What Is the E-1 Treaty Trader Visa in the USA?
Discover the E-1 Treaty Trader Visa, enabling international business through substantial trade between the U.S. and treaty nations.
Discover the E-1 Treaty Trader Visa, enabling international business through substantial trade between the U.S. and treaty nations.
The E-1 Treaty Trader Visa is a nonimmigrant visa category designed to facilitate international trade between the United States and countries with which it maintains treaties of commerce and navigation. This visa allows foreign nationals to enter the U.S. solely to engage in substantial trade on their own behalf or as employees of a qualifying organization. It promotes economic ties and commercial exchange as a temporary stay option.
The E-1 visa targets “treaty traders,” enabling individuals to conduct significant international trade activities within the United States. This nonimmigrant classification is rooted in treaties of commerce and navigation the U.S. has established with various countries. Its purpose is to foster a continuous flow of trade, encompassing goods, services, and technology, between the U.S. and the treaty country. It is not for permanent residency, requiring visa holders to maintain an intent to depart the U.S. upon the conclusion of their authorized stay.

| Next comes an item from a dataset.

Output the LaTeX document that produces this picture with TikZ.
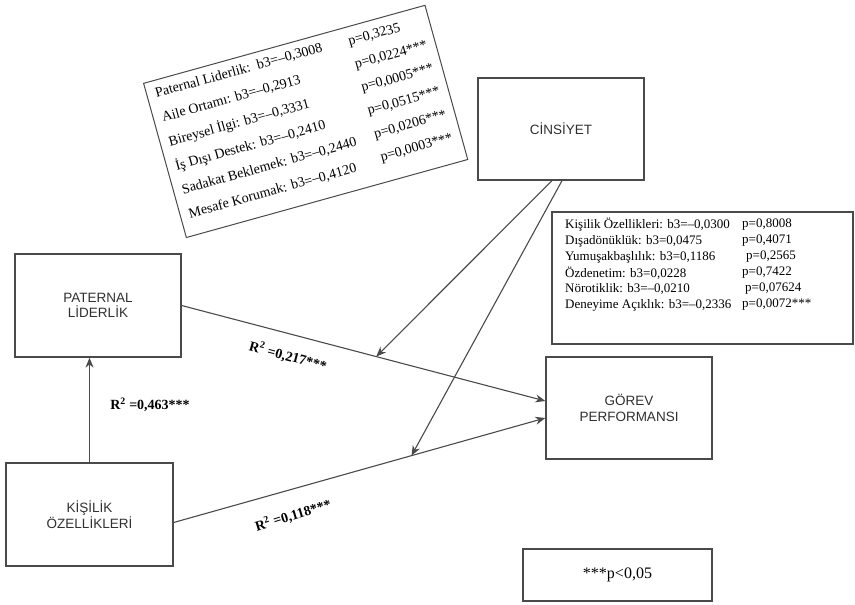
\documentclass[tikz,border=0pt]{standalone}
\usepackage{fontspec}
\setmainfont{Liberation Serif}
\setsansfont{Liberation Sans}
\usetikzlibrary{calc,arrows.meta}
\definecolor{edge}{HTML}{4A4A4A}
\definecolor{lab}{HTML}{303030}
\begin{document}
\begin{tikzpicture}[x=1pt,y=-1pt,
  box/.style={draw=edge,line width=1.3pt,fill=white,inner sep=0pt},
  concept/.style={box,font=\sffamily\fontsize{13.5}{15.5}\selectfont,text=lab,align=center},
  stat/.style={font=\fontsize{13}{16}\selectfont,inner sep=0pt,anchor=west},
  cardtxt/.style={font=\fontsize{14}{16}\selectfont,inner sep=0pt,anchor=west},
  rsq/.style={font=\bfseries\fontsize{14}{16}\selectfont,inner sep=0pt},
  link/.style={draw=edge,line width=1.1pt,-{Stealth[length=10pt,width=8pt]}}]
\useasboundingbox (0,0) rectangle (855,605);

% construct boxes
\node[concept,minimum width=166pt,minimum height=103pt] (pl) at (98,305.5) {PATERNAL\\L\.IDERL\.IK};
\node[concept,minimum width=167pt,minimum height=103pt] (ko) at (89.5,514.5) {K\.I\c{S}\.IL\.IK\\\"OZELL\.IKLER\.I};
\node[concept,minimum width=166pt,minimum height=102pt] (cin) at (561,129) {C\.INS\.IYET};
\node[concept,minimum width=166pt,minimum height=102pt] (gp) at (629,408) {G\"OREV\\PERFORMANSI};

% moderation results for personality traits
\node[box,minimum width=301pt,minimum height=132pt] (tbl) at (702.5,278) {};
\node[stat] (k1) at (565,225) {Kişilik Özellikleri: b3=--0,0300};
\node[stat] (k2) at (565,241) {Dışadönüklük: b3=0,0475};
\node[stat] (k3) at (565,257) {Yumuşakbaşlılık: b3=0,1186};
\node[stat] (k4) at (565,273) {Özdenetim: b3=0,0228};
\node[stat] (k5) at (565,289) {Nörotiklik: b3=--0,0210};
\node[stat] (k6) at (565,305) {Deneyime Açıklık: b3=--0,2336};
\node[stat] (q1) at (742,225) {p=0,8008};
\node[stat] (q2) at (742,241) {p=0,4071};
\node[stat] (q3) at (746,257) {p=0,2565};
\node[stat] (q4) at (742,273) {p=0,7422};
\node[stat] (q5) at (745,289) {p=0,07624};
\node[stat] (q6) at (742,305) {p=0,0072***};

% significance legend
\node[box,minimum width=189pt,minimum height=52pt,font=\fontsize{16}{18}\selectfont] (sig) at (617.5,575) {***p<0,05};

% moderation results for paternal leadership (tilted card)
\begin{scope}[shift={(143,83)},rotate=15.5,transform shape]
  \node[box,line width=1pt,anchor=north west,minimum width=292pt,minimum height=160pt] (card) at (0,0) {};
  \node[cardtxt] (a1) at (9,14) {Paternal Liderlik:\ \ b3=--0,3008};
  \node[cardtxt] (a2) at (9,39) {Aile Ortamı: b3=--0,2913};
  \node[cardtxt] (a3) at (9,64) {Bireysel İlgi: b3=--0,3331};
  \node[cardtxt] (a4) at (9,89) {İş Dışı Destek: b3=--0,2410};
  \node[cardtxt] (a5) at (9,114) {Sadakat Beklemek: b3=--0,2440};
  \node[cardtxt] (a6) at (9,139) {Mesafe Korumak: b3=--0,4120};
  \node[cardtxt] (b1) at (209,16) {p=0,3235};
  \node[cardtxt] (b2) at (209,40) {p=0,0224***};
  \node[cardtxt] (b3) at (209,64) {p=0,0005***};
  \node[cardtxt] (b4) at (209,88) {p=0,0515***};
  \node[cardtxt] (b5) at (209,112) {p=0,0206***};
  \node[cardtxt] (b6) at (209,136) {p=0,0003***};
\end{scope}

% paths
\draw[link] (ko.north) -- (ko.north |- pl.south);
\draw[link] (pl.east) -- ($(gp.west)+(0,-7)$) coordinate[pos=0.535] (m1);
\draw[link] ($(ko.east)+(0,8)$) -- ($(gp.west)+(0,10)$) coordinate[pos=0.64] (m2);
\draw[link] ($(cin.south)+(-9,0)$) -- (m1);
\draw[link] ($(cin.south)+(1,0)$) -- (m2);

% explained variance
\node[rsq] (r1) at (150,405) {R\textsuperscript{2} =0,463***};
\node[rsq,rotate=-15] (r2) at (288,356) {R\textsuperscript{2} =0,217***};
\node[rsq,rotate=17] (r3) at (293,515) {R\textsuperscript{2} =0,118***};
\end{tikzpicture}
\end{document}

To qualify for an E-1 visa, an applicant must be a national of a country with a treaty of commerce and navigation with the United States. The trade must be “substantial,” meaning a continuous flow of international trade items and numerous transactions. Frequency and volume are emphasized over a specific monetary amount. The trade must also be “principal” between the U.S. and the treaty country, with over 50% of the total trade volume occurring between these two nations. Trade items include goods, services, international banking, insurance, tourism, transportation, communications, and technology transfer.
An E-1 visa applicant must hold the nationality of the treaty country and demonstrate intent to depart the U.S. after their status concludes. The applicant’s role within the trading enterprise is a determining factor for eligibility. Qualifying roles include the principal trader who directs the enterprise, or employees performing executive or supervisory duties. Employees with special qualifications essential to the enterprise’s efficient operation may also be eligible. This involves specialized skills or expertise not readily available in the U.S. labor market.

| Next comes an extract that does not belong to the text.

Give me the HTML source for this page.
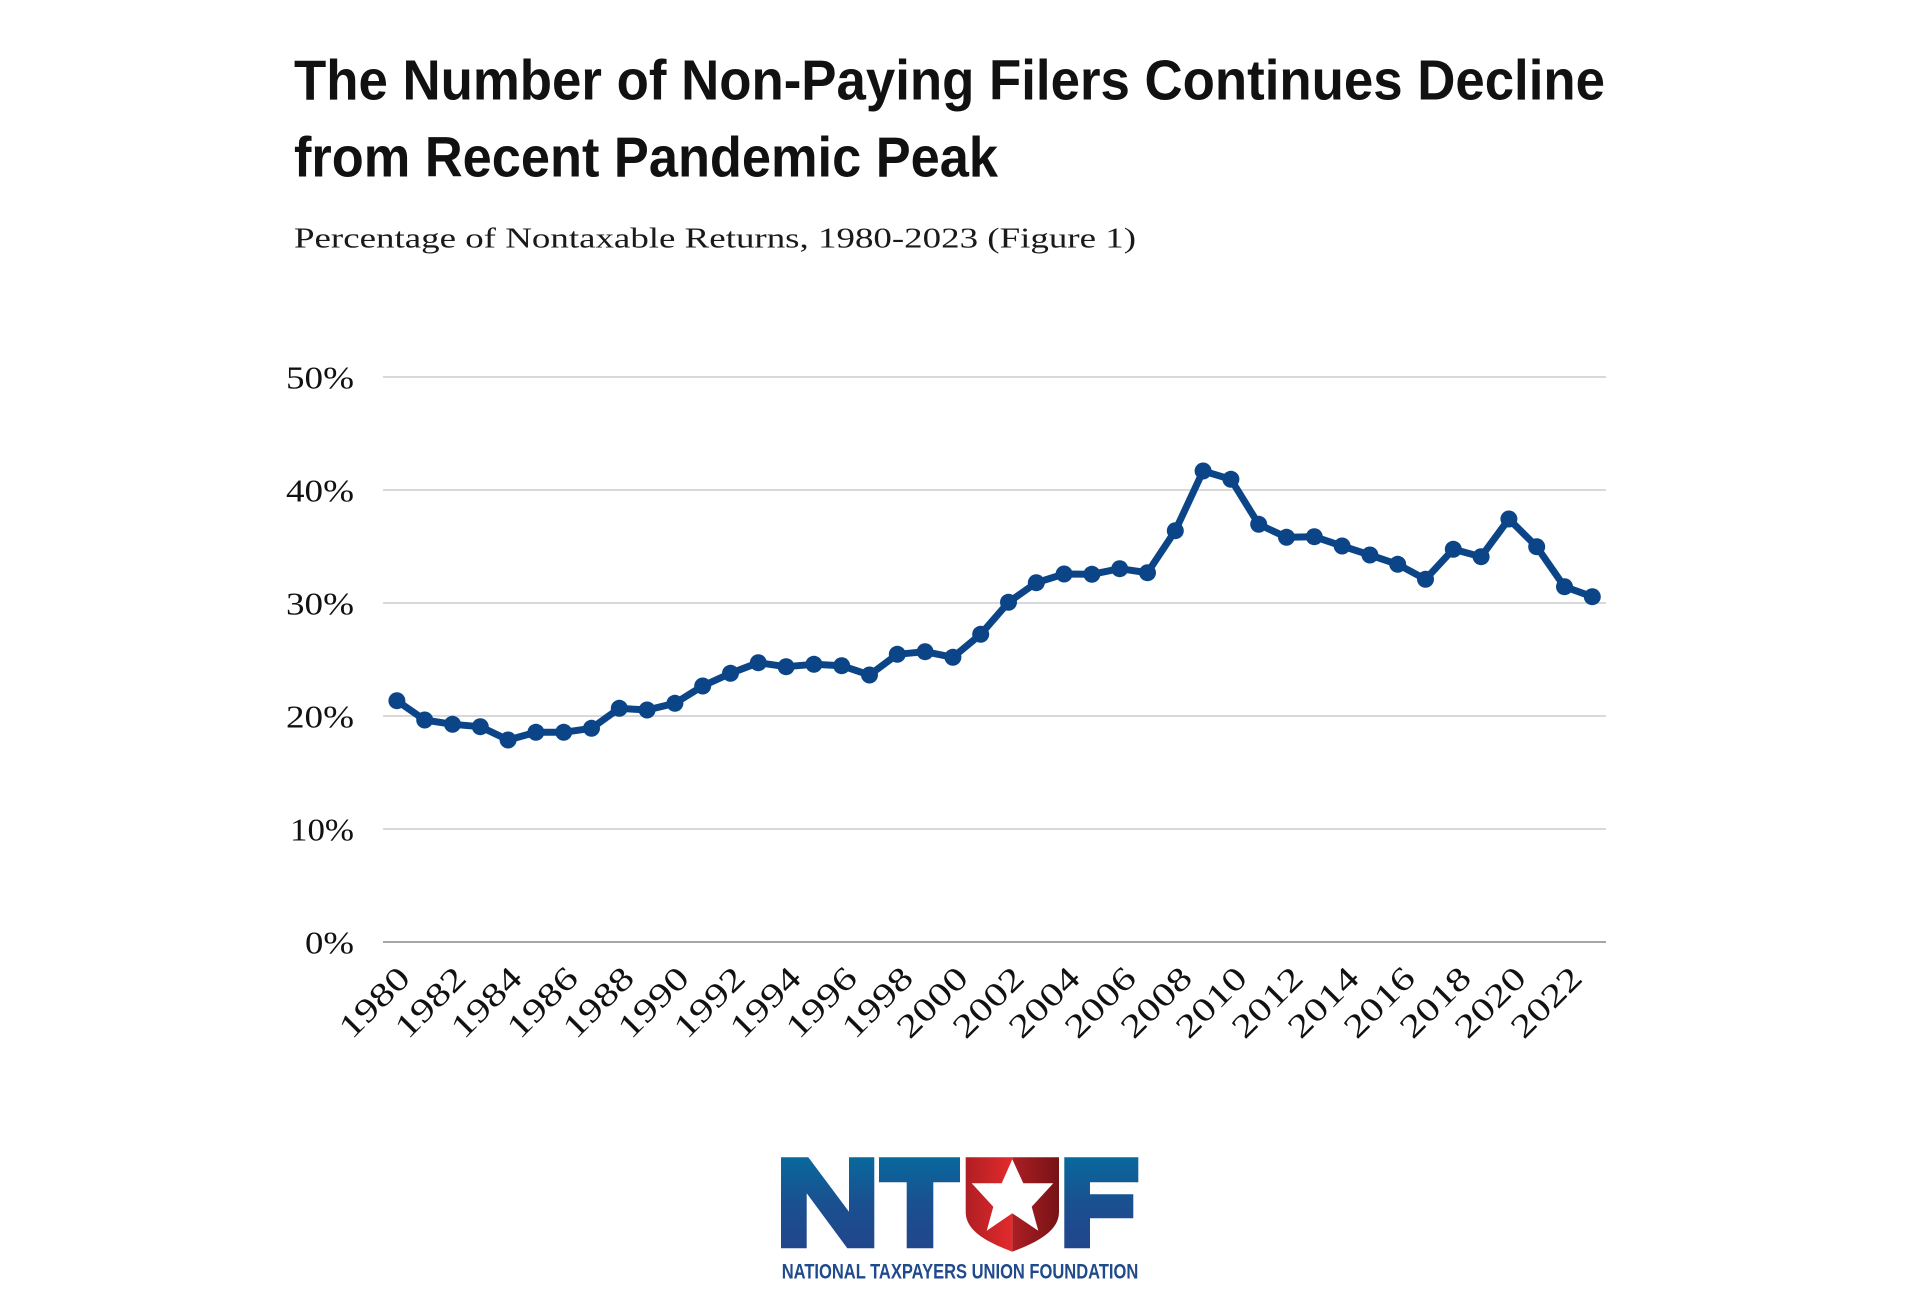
<!DOCTYPE html>
<html>
<head>
<meta charset="utf-8">
<style>
  html, body { margin: 0; padding: 0; background: #ffffff; }
  svg { display: block; }
</style>
</head>
<body>
<svg width="1920" height="1313" viewBox="0 0 1920 1313" xmlns="http://www.w3.org/2000/svg">
  <defs>
    <linearGradient id="blue" gradientUnits="userSpaceOnUse" x1="0" y1="1157" x2="0" y2="1249">
      <stop offset="0" stop-color="#08699D"/>
      <stop offset="0.5" stop-color="#1A5090"/>
      <stop offset="1" stop-color="#21468B"/>
    </linearGradient>
    <linearGradient id="redL" gradientUnits="userSpaceOnUse" x1="965.7" y1="0" x2="1012.3" y2="0">
      <stop offset="0" stop-color="#B01E24"/>
      <stop offset="1" stop-color="#E22B2C"/>
    </linearGradient>
    <linearGradient id="redR" gradientUnits="userSpaceOnUse" x1="1012.3" y1="0" x2="1059" y2="0">
      <stop offset="0" stop-color="#AC1E23"/>
      <stop offset="1" stop-color="#771316"/>
    </linearGradient>
    <marker id="dot" markerUnits="userSpaceOnUse" markerWidth="20" markerHeight="20" refX="10" refY="10" viewBox="0 0 20 20" overflow="visible">
      <circle cx="10" cy="10" r="8.5" fill="#0B4487"/>
    </marker>
  </defs>

  <text x="294" y="99.3" font-family="'Liberation Sans', Arial, sans-serif" font-weight="bold" font-size="57" fill="#111111" textLength="1311" lengthAdjust="spacingAndGlyphs">The Number of Non-Paying Filers Continues Decline</text>
  <text x="294" y="176.7" font-family="'Liberation Sans', Arial, sans-serif" font-weight="bold" font-size="57" fill="#111111" textLength="704" lengthAdjust="spacingAndGlyphs">from Recent Pandemic Peak</text>
  <text x="294" y="247.3" font-family="'Liberation Serif', 'Times New Roman', serif" font-size="29" fill="#1a1a1a" textLength="842" lengthAdjust="spacingAndGlyphs">Percentage of Nontaxable Returns, 1980-2023 (Figure 1)</text>

  <path d="M383 377H1606M383 490H1606M383 603H1606M383 716H1606M383 829H1606" stroke="#D9D9D9" stroke-width="2" fill="none"/>
  <path d="M383 942H1606" stroke="#A6A6A6" stroke-width="2" fill="none"/>

  <g font-family="'Liberation Serif', 'Times New Roman', serif" font-size="32" fill="#111111" text-anchor="end">
    <text x="354" y="388.5" textLength="68" lengthAdjust="spacingAndGlyphs">50%</text>
    <text x="354" y="501.5" textLength="68" lengthAdjust="spacingAndGlyphs">40%</text>
    <text x="354" y="614.5" textLength="68" lengthAdjust="spacingAndGlyphs">30%</text>
    <text x="354" y="727.5" textLength="68" lengthAdjust="spacingAndGlyphs">20%</text>
    <text x="354" y="840.5" textLength="64" lengthAdjust="spacingAndGlyphs">10%</text>
    <text x="354" y="953.5" textLength="49" lengthAdjust="spacingAndGlyphs">0%</text>
  </g>

  <g font-family="'Liberation Serif', 'Times New Roman', serif" font-size="33" fill="#111111" text-anchor="end">
    <text transform="translate(412,980) rotate(-45)" textLength="85" lengthAdjust="spacingAndGlyphs">1980</text>
    <text transform="translate(468,980) rotate(-45)" textLength="85" lengthAdjust="spacingAndGlyphs">1982</text>
    <text transform="translate(524,980) rotate(-45)" textLength="85" lengthAdjust="spacingAndGlyphs">1984</text>
    <text transform="translate(580,980) rotate(-45)" textLength="85" lengthAdjust="spacingAndGlyphs">1986</text>
    <text transform="translate(636,980) rotate(-45)" textLength="85" lengthAdjust="spacingAndGlyphs">1988</text>
    <text transform="translate(691,980) rotate(-45)" textLength="85" lengthAdjust="spacingAndGlyphs">1990</text>
    <text transform="translate(747,980) rotate(-45)" textLength="85" lengthAdjust="spacingAndGlyphs">1992</text>
    <text transform="translate(803,980) rotate(-45)" textLength="85" lengthAdjust="spacingAndGlyphs">1994</text>
    <text transform="translate(859,980) rotate(-45)" textLength="85" lengthAdjust="spacingAndGlyphs">1996</text>
    <text transform="translate(915,980) rotate(-45)" textLength="85" lengthAdjust="spacingAndGlyphs">1998</text>
    <text transform="translate(970,980) rotate(-45)" textLength="85" lengthAdjust="spacingAndGlyphs">2000</text>
    <text transform="translate(1026,980) rotate(-45)" textLength="85" lengthAdjust="spacingAndGlyphs">2002</text>
    <text transform="translate(1082,980) rotate(-45)" textLength="85" lengthAdjust="spacingAndGlyphs">2004</text>
    <text transform="translate(1138,980) rotate(-45)" textLength="85" lengthAdjust="spacingAndGlyphs">2006</text>
    <text transform="translate(1194,980) rotate(-45)" textLength="85" lengthAdjust="spacingAndGlyphs">2008</text>
    <text transform="translate(1249,980) rotate(-45)" textLength="85" lengthAdjust="spacingAndGlyphs">2010</text>
    <text transform="translate(1305,980) rotate(-45)" textLength="85" lengthAdjust="spacingAndGlyphs">2012</text>
    <text transform="translate(1361,980) rotate(-45)" textLength="85" lengthAdjust="spacingAndGlyphs">2014</text>
    <text transform="translate(1417,980) rotate(-45)" textLength="85" lengthAdjust="spacingAndGlyphs">2016</text>
    <text transform="translate(1473,980) rotate(-45)" textLength="85" lengthAdjust="spacingAndGlyphs">2018</text>
    <text transform="translate(1528,980) rotate(-45)" textLength="85" lengthAdjust="spacingAndGlyphs">2020</text>
    <text transform="translate(1584,980) rotate(-45)" textLength="85" lengthAdjust="spacingAndGlyphs">2022</text>
  </g>

  <polyline fill="none" stroke="#0B4487" stroke-width="7" stroke-linejoin="round" stroke-linecap="round" marker-start="url(#dot)" marker-mid="url(#dot)" marker-end="url(#dot)"
    points="396.9,700.7 424.7,720 452.5,724.3 480.3,726.7 508.1,740 535.9,732.3 563.7,732.3 591.5,728.3 619.3,708.3 647.1,710 674.9,703.3 702.7,686 730.5,673.3 758.3,662.7 786.1,666.7 813.9,664.3 841.7,665.7 869.5,675 897.3,654.3 925.1,651.7 952.9,657.3 980.7,634.3 1008.5,602.3 1036.3,582.7 1064.1,574 1091.9,574.3 1119.7,568.7 1147.5,572.7 1175.3,530.7 1203.1,471 1230.9,479.3 1258.7,524.3 1286.5,537.3 1314.3,536.7 1342.1,546 1369.9,555 1397.7,564.3 1425.5,579.3 1453.3,549.3 1481.1,556.7 1508.9,519 1536.7,546.7 1564.5,586.7 1592.3,596.7"/>

  <g fill="url(#blue)">
    <polygon points="781,1157.3 808.3,1157.3 849,1211.7 849,1157.3 874.3,1157.3 874.3,1248.3 847.3,1248.3 806.7,1193.3 806.7,1248.3 781,1248.3"/>
    <polygon points="879,1157.3 960,1157.3 960,1182.3 933.3,1182.3 933.3,1248.3 906.7,1248.3 906.7,1182.3 879,1182.3"/>
    <polygon points="1064.3,1157.3 1138.3,1157.3 1138.3,1182.3 1090,1182.3 1090,1194.3 1133.3,1194.3 1133.3,1218.3 1090,1218.3 1090,1248.3 1064.3,1248.3"/>
  </g>
  <path d="M965.7,1157.3 H1012.3 V1251.7 C989.6,1243 965.7,1232 965.7,1212 Z" fill="url(#redL)"/>
  <path d="M1012.3,1157.3 H1059 V1212 C1059,1232 1035,1243 1012.3,1251.7 Z" fill="url(#redR)"/>
  <polygon fill="#ffffff" points="1012.3,1159.3 1023.3,1183.3 1053.3,1183.3 1031.7,1206.7 1038.3,1230.7 1012.3,1213.3 986.7,1230.7 993.3,1206.7 971.7,1183.3 1001.7,1183.3"/>
  <text x="781.7" y="1278.3" font-family="'Liberation Sans', Arial, sans-serif" font-weight="bold" font-size="21" fill="#1F4A8C" textLength="356.6" lengthAdjust="spacingAndGlyphs">NATIONAL TAXPAYERS UNION FOUNDATION</text>
</svg>
</body>
</html>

The E-1 visa application process varies by applicant location. Outside the U.S., individuals submit Form DS-160 and Form DS-156E at a U.S. embassy or consulate. This involves submitting required forms and attending an interview. For applicants already in the U.S. in another valid nonimmigrant status, a change of status petition can be filed with U.S. Citizenship and Immigration Services (USCIS) using Form I-129. All necessary fees must be paid, and processing time can vary, often taking several weeks or months.
E-1 visa holders are granted an initial period of stay for up to two years. The standard admission period at a U.S. port of entry is two years. There is no specific limit to extensions, provided the individual continues to meet all E-1 requirements. Extensions are sought by filing Form I-129 with USCIS. Spouses and unmarried children under 21 of the primary E-1 visa holder can apply for derivative E-1 status. They can seek extensions by filing Form I-539, Application to Extend/Change Nonimmigrant Status.